Regulation-making and Reporting
- The proposed Act gives the CSRA regulation-making powers for carrying out the purposes and provisions of the proposed Act. A detailed public consultation and publication process is required before making a regulation and is set out in the proposed Act. All proposed regulations would be subject to the consent of the Minister of Finance. The Governor in Council would have directive powers to order the Authority to make, amend or repeal a regulation on the recommendation of the Minister of Finance. There are also urgent regulation-making powers in the proposed Act that would allow temporary adoption of a regulation without the prescribed public comment period.
- The CSRA would have clear reporting requirements set out in the proposed Act. It would be required to submit an annual report to the Minister of Finance with respect to its operations and activities for that year. The report would contain financial statements, a list of regulations and policy statements made that year, and an assessment of the extent to which the purposes of the Act have been fulfilled by the CSRA. The Minister of Finance would be required to table it in Parliament. A copy would also be given to each member of the Council of Ministers. The public would have an opportunity to make comments and ask questions regarding the CSRA’s report at an annual public meeting, which the chair of the board and the Chief Regulator would be required to attend.
- The CSRA would also be required to submit to the Minister of Finance an annual statement of priorities in connection with the administration and enforcement of the proposed Act. The Council of Ministers would be consulted on both the annual report and statement of priorities.
Securities Regulatory Requirements
- The substantive requirements for market participants in the proposed Act are modeled primarily on existing provincial and territorial legislation. The fundamental principles relating to registration, prospectuses, disclosure and take-over bid requirements are incorporated into the proposed Act, while technical requirements and exemptions that relate to these substantive provisions would be set out in regulations.
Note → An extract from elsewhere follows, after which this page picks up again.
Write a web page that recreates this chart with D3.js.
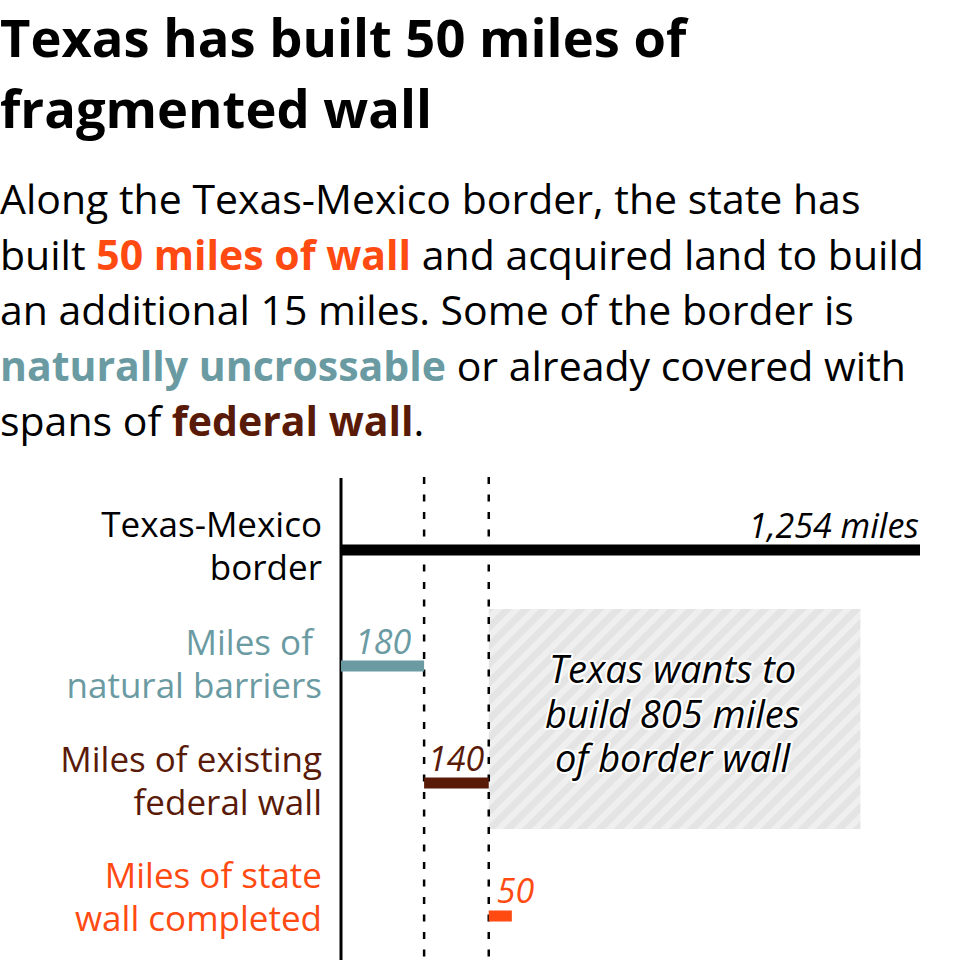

In addition, the proposed Act consolidates the market conduct requirements and provides the CSRA with the powers to take action against those that choose not to meet these requirements.
- It is expected that the initial regulations would be primarily derived from the harmonized national instruments that have been developed by provincial and territorial securities regulators. In addition, stakeholders would be consulted during the development of the regulations.
- The proposed Act reflects the Government’s preference for and commitment to a process under which the Canadian securities regulatory regime would apply as willing provinces and territories opt in, with the objective of having one, single national securities regulator supported by a comprehensive statutory and regulatory framework that applies across Canada.